> _Source material_:
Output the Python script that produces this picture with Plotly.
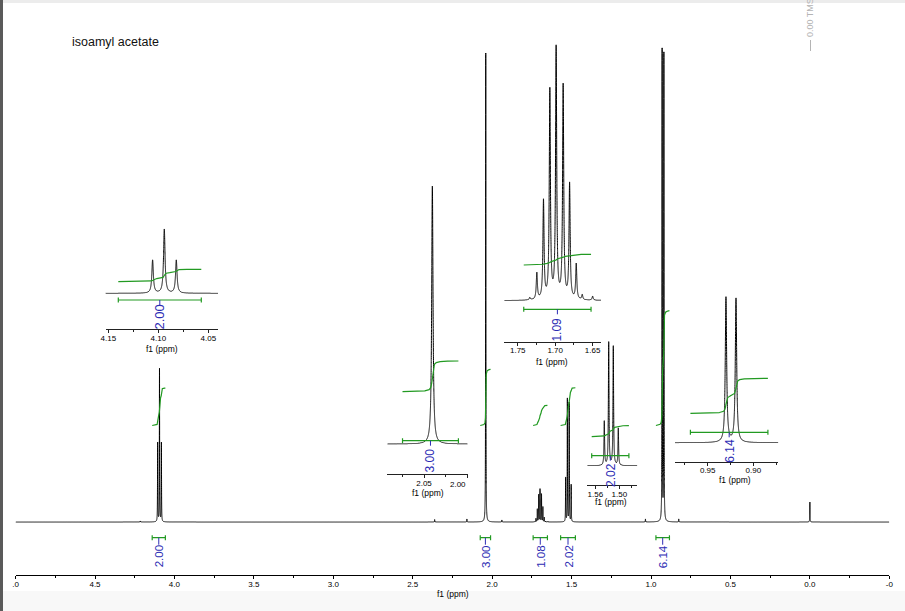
import numpy as np
import plotly.graph_objects as go

W, H = 905, 611

# ---------------- data ----------------
TITLE = "isoamyl acetate"
TMS_LABEL = "0.00 TMS"

# peak lists: position (ppm) and height as read on the full spectrum
trip_ppm = [4.1057, 4.0940, 4.0820]
trip_int = [79.0, 153.0, 79.0]
sing_ppm = [2.0403]
sing_int = [469.0]
mult_ppm = [1.7339, 1.7245, 1.7156, 1.7071, 1.6987, 1.6893, 1.6807, 1.6718, 1.6638, 1.6499]
mult_int = [0.30, 3.44, 12.8, 27.2, 32.7, 27.8, 15.0, 4.6, 0.65, 0.52]
quart_ppm = [1.5375, 1.5265, 1.5150, 1.5025]
quart_int = [44.0, 123.0, 119.0, 37.0]
doub_ppm = [0.9300, 0.9190]
doub_int = [471.0, 467.0]
small_ppm = [4.215, 2.362, 2.159, 1.939, 1.035, 0.8255, 0.0]
small_int = [1.0, 2.5, 3.0, 2.0, 3.0, 3.0, 20.0]

# integration regions and values
int_from = [4.140, 2.075, 1.742, 1.569, 0.969]
int_to = [4.057, 2.010, 1.652, 1.476, 0.884]
int_main_values = [2.00, 3.00, 1.08, 2.02, 6.14]
int_main_labels = ["2.00", "3.00", "1.08", "2.02", "6.14"]
int_inset_values = [2.00, 3.00, 1.09, 2.02, 6.14]
int_inset_labels = ["2.00", "3.00", "1.09", "2.02", "6.14"]

# axis ticks
main_tickvals = [5.0, 4.5, 4.0, 3.5, 3.0, 2.5, 2.0, 1.5, 1.0, 0.5, 0.0, -0.5]
main_ticktext = [".0", "4.5", "4.0", "3.5", "3.0", "2.5", "2.0", "1.5", "1.0", "0.5", "0.0", "-0"]
main_minor = [4.75, 4.25, 3.75, 3.25, 2.75, 2.25, 1.75, 1.25, 0.75, 0.25, -0.25]
inset_tickvals = [[4.15, 4.10, 4.05], [2.05, 2.00], [1.75, 1.70, 1.65], [1.56, 1.50], [0.95, 0.90]]
inset_ticktext = [["4.15", "4.10", "4.05"], ["2.05", ""], ["1.75", "1.70", "1.65"],
                  ["1.56", "1.50"], ["0.95", "0.90"]]
inset_minor = [[4.125, 4.075], [2.075, 2.025], [1.725, 1.675], [1.53, 1.47], [0.975, 0.925, 0.875]]
# edge label that the original pulls inside the axis end
edge_label_text = "2.00"
AXIS_TITLE = "f1 (ppm)"

# ---------------- styles / layout geometry (pixels) ----------------
GREEN = "#229a22"
BLUE = "#2d2db4"
FONT = "Liberation Sans"
LW_PPM = 0.0009  # line half width

MAIN = dict(x0=15.57, x1=889.3, axis_py=575.3, base_py=522.0,
            int_base=96.5, int_unit=18.7, bar_y=-15.7, label_y=-34.5, f1_x=452.5, f1_py=594.0)
INSETS = [
    dict(x0=105.5, x1=218.0, rng=(4.1528, 4.0403), axis_py=329.3, base_py=293.3, scale=0.418,
         int_base=11.6, int_unit=6.2, bar_y=-6.7, label_y=-23.4, f1_x=162.0, f1_py=348.7, lsize=13),
    dict(x0=387.3, x1=467.7, rng=(2.0927, 1.9992), axis_py=474.0, base_py=444.0, scale=0.55,
         int_base=52.3, int_unit=10.23, bar_y=3.3, label_y=-16.0, f1_x=427.5, f1_py=493.3, lsize=12),
    dict(x0=504.3, x1=601.0, rng=(1.768, 1.6387), axis_py=341.7, base_py=300.7, scale=7.67,
         int_base=35.7, int_unit=9.8, bar_y=-8.6, label_y=-28.5, f1_x=551.7, f1_py=361.7, lsize=12),
    dict(x0=587.3, x1=637.3, rng=(1.58, 1.455), axis_py=485.0, base_py=465.7, scale=1.0,
         int_base=29.0, int_unit=5.45, bar_y=10.0, label_y=-9.0, f1_x=611.3, f1_py=501.7, lsize=12),
    dict(x0=675.0, x1=778.3, rng=(0.9859, 0.8726), axis_py=461.7, base_py=442.7, scale=0.308,
         int_base=29.4, int_unit=5.7, bar_y=10.4, label_y=-7.8, f1_x=734.7, f1_py=480.0, lsize=12),
]
EDGE_LABEL_POS = (458.3, 484.0)  # px position of the pulled-in inset label

all_ppm = np.array(trip_ppm + sing_ppm + mult_ppm + quart_ppm + doub_ppm + small_ppm)
all_int = np.array(trip_int + sing_int + mult_int + quart_int + doub_int + small_int)


def spectrum(x):
    y = np.zeros_like(x)
    for p, h in zip(all_ppm, all_int):
        y += h * LW_PPM ** 2 / ((x - p) ** 2 + LW_PPM ** 2)
    return y


def grid(lo, hi, n):
    g = [np.linspace(lo, hi, n)]
    for c in all_ppm:
        if lo - 0.01 <= c <= hi + 0.01:
            g.append(c + np.linspace(-0.006, 0.006, 241))
    x = np.unique(np.concatenate(g))
    return x[(x >= lo) & (x <= hi)]


def integral_curve(a, b, val, base, unit):
    hi, lo = max(a, b), min(a, b)
    x = grid(lo, hi, 1500)[::-1]  # from high ppm to low ppm
    y = spectrum(x)
    cum = np.concatenate([[0.0], np.cumsum(0.5 * (y[1:] + y[:-1]) * np.abs(np.diff(x)))])
    cum = cum / cum[-1]
    return x, base + cum * val * unit


def bar_xy(a, b, yb, cap=2.5):
    xs = [a, b, None, a, a, None, b, b]
    ys = [yb, yb, None, yb - cap, yb + cap, None, yb - cap, yb + cap]
    return xs, ys


fig = go.Figure()
annotations = []
layout_axes = {}

TICKFONT = dict(family=FONT, size=8, color="#000000")
TICKLEN, MINORLEN, STANDOFF = 3, 2, -2

# ---- main spectrum ----
xm = grid(-0.5, 5.0, 22001)
fig.add_trace(go.Scatter(x=xm, y=spectrum(xm), mode="lines", line=dict(color="black", width=1, simplify=False),
                         xaxis="x", yaxis="y", hoverinfo="skip", showlegend=False))
for i in range(5):
    cx, cy = integral_curve(int_from[i], int_to[i], int_main_values[i], MAIN["int_base"], MAIN["int_unit"])
    fig.add_trace(go.Scatter(x=cx, y=cy, mode="lines", line=dict(color=GREEN, width=1.2),
                             xaxis="x", yaxis="y", hoverinfo="skip", showlegend=False))
    bx, by = bar_xy(int_from[i], int_to[i], MAIN["bar_y"])
    fig.add_trace(go.Scatter(x=bx, y=by, mode="lines", line=dict(color=GREEN, width=1.2),
                             xaxis="x", yaxis="y", hoverinfo="skip", showlegend=False))
    mid = 0.5 * (int_from[i] + int_to[i])
    fig.add_trace(go.Scatter(x=[mid, mid], y=[MAIN["bar_y"], MAIN["bar_y"] - 7], mode="lines",
                             line=dict(color=BLUE, width=1), xaxis="x", yaxis="y",
                             hoverinfo="skip", showlegend=False))
    annotations.append(dict(x=mid, y=MAIN["label_y"], xref="x", yref="y", text=int_main_labels[i],
                            textangle=-90, showarrow=False, xanchor="center", yanchor="middle",
                            font=dict(family=FONT, size=11.5, color=BLUE)))

layout_axes["xaxis"] = dict(domain=[MAIN["x0"] / W, MAIN["x1"] / W], range=[5.0, -0.5], anchor="y",
                            showline=True, linecolor="black", linewidth=1, ticks="outside", ticklen=TICKLEN,
                            tickcolor="black", tickmode="array", tickvals=main_tickvals,
                            ticktext=main_ticktext, tickfont=TICKFONT, showgrid=False, zeroline=False,
                            automargin=False, ticklabelstandoff=STANDOFF,
                            minor=dict(tickmode="array", tickvals=main_minor, ticks="outside",
                                       ticklen=MINORLEN, tickcolor="black", showgrid=False))
layout_axes["yaxis"] = dict(domain=[1 - MAIN["axis_py"] / H, 1],
                            range=[MAIN["base_py"] - MAIN["axis_py"], MAIN["base_py"]],
                            visible=False, anchor="x", automargin=False)
annotations.append(dict(x=MAIN["f1_x"] / W, y=1 - MAIN["f1_py"] / H, xref="paper", yref="paper",
                        text=AXIS_TITLE, showarrow=False, xanchor="center", yanchor="middle",
                        font=dict(family=FONT, size=8.5, color="#000000")))

# ---- insets ----
for k, ins in enumerate(INSETS):
    n = k + 2
    xa, ya = f"x{n}", f"y{n}"
    r0, r1 = ins["rng"]
    xi = grid(r1, r0, 4000)
    fig.add_trace(go.Scatter(x=xi, y=spectrum(xi) * ins["scale"], mode="lines",
                             line=dict(color="black", width=1, simplify=False),
                             xaxis=xa, yaxis=ya, hoverinfo="skip", showlegend=False))
    cx, cy = integral_curve(int_from[k], int_to[k], int_inset_values[k], ins["int_base"], ins["int_unit"])
    fig.add_trace(go.Scatter(x=cx, y=cy, mode="lines", line=dict(color=GREEN, width=1.2),
                             xaxis=xa, yaxis=ya, hoverinfo="skip", showlegend=False))
    bx, by = bar_xy(int_from[k], int_to[k], ins["bar_y"])
    fig.add_trace(go.Scatter(x=bx, y=by, mode="lines", line=dict(color=GREEN, width=1.2),
                             xaxis=xa, yaxis=ya, hoverinfo="skip", showlegend=False))
    mid = 0.5 * (int_from[k] + int_to[k])
    fig.add_trace(go.Scatter(x=[mid, mid], y=[ins["bar_y"], ins["bar_y"] - 5], mode="lines",
                             line=dict(color=BLUE, width=1), xaxis=xa, yaxis=ya,
                             hoverinfo="skip", showlegend=False))
    annotations.append(dict(x=mid, y=ins["label_y"], xref=xa, yref=ya, text=int_inset_labels[k],
                            textangle=-90, showarrow=False, xanchor="center", yanchor="middle",
                            font=dict(family=FONT, size=ins["lsize"], color=BLUE)))
    layout_axes[f"xaxis{n}"] = dict(domain=[ins["x0"] / W, ins["x1"] / W], range=[r0, r1], anchor=ya,
                                    showline=True, linecolor="#222222", linewidth=1, ticks="outside",
                                    ticklen=TICKLEN, tickcolor="#222222", tickmode="array",
                                    tickvals=inset_tickvals[k], ticktext=inset_ticktext[k],
                                    tickfont=TICKFONT, showgrid=False, zeroline=False, automargin=False,
                                    ticklabelstandoff=STANDOFF,
                                    minor=dict(tickmode="array", tickvals=inset_minor[k], ticks="outside",
                                               ticklen=MINORLEN, tickcolor="#222222", showgrid=False))
    layout_axes[f"yaxis{n}"] = dict(domain=[1 - ins["axis_py"] / H, 1],
                                    range=[ins["base_py"] - ins["axis_py"], ins["base_py"]],
                                    visible=False, anchor=xa, automargin=False)
    annotations.append(dict(x=ins["f1_x"] / W, y=1 - ins["f1_py"] / H, xref="paper", yref="paper",
                            text=AXIS_TITLE, showarrow=False, xanchor="center", yanchor="middle",
                            font=dict(family=FONT, size=8.5, color="#000000")))

annotations.append(dict(x=EDGE_LABEL_POS[0] / W, y=1 - EDGE_LABEL_POS[1] / H, xref="paper", yref="paper",
                        text=edge_label_text, showarrow=False, xanchor="center", yanchor="middle",
                        font=TICKFONT))

# ---- title and TMS label ----
annotations.append(dict(x=69.5 / W, y=1 - 42.3 / H, xref="paper", yref="paper", text=TITLE,
                        showarrow=False, xanchor="left", yanchor="middle",
                        font=dict(family=FONT, size=12.5, color="#111111")))
annotations.append(dict(x=810.5 / W, y=1 - 39 / H, xref="paper", yref="paper", text=TMS_LABEL,
                        textangle=-90, showarrow=False, xanchor="center", yanchor="bottom",
                        font=dict(family=FONT, size=9, color="#b4b4b4")))

shapes = [
    dict(type="rect", xref="paper", yref="paper", x0=3 / W, x1=1, y0=0, y1=1 - 591 / H,
         fillcolor="#f8f8f8", line=dict(width=0), layer="below"),
    dict(type="rect", xref="paper", yref="paper", x0=0, x1=3 / W, y0=0, y1=1,
         fillcolor="#5a5a5a", line=dict(width=0), layer="below"),
    dict(type="rect", xref="paper", yref="paper", x0=3 / W, x1=1, y0=1 - 3 / H, y1=1,
         fillcolor="#ececec", line=dict(width=0), layer="below"),
    dict(type="line", xref="paper", yref="paper", x0=810.5 / W, x1=810.5 / W, y0=1 - 40 / H, y1=1 - 51 / H,
         line=dict(color="#b4b4b4", width=1)),
]

fig.update_layout(width=W, height=H, autosize=False,
                  margin=dict(l=0, r=0, t=0, b=0, pad=0, autoexpand=False),
                  paper_bgcolor="white", plot_bgcolor="rgba(0,0,0,0)", showlegend=False,
                  annotations=annotations, shapes=shapes, **layout_axes)

# pin the figure to the page corner at its exact size
POST = ("var s=document.createElement('style');"
        "s.innerHTML='html,body{margin:0 !important;padding:0 !important;overflow:hidden !important;"
        "width:%dpx;height:%dpx;background:#fff}';"
        "document.head.appendChild(s);"
        "var gd=document.getElementById('{plot_id}');"
        "gd.style.position='fixed';gd.style.left='0px';gd.style.top='0px';"
        "gd.style.width='%dpx';gd.style.height='%dpx';"
        "Plotly.relayout(gd,{autosize:false,width:%d,height:%d});" % (W, H, W, H, W, H))

fig.write_html("out.html", post_script=POST, config={"responsive": False, "displayModeBar": False})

> _Given instruction_: Collect each line above holding the string "that".

> _Result_:
Output the Python script that produces this picture with Plotly.
# edge label that the original pulls inside the axis end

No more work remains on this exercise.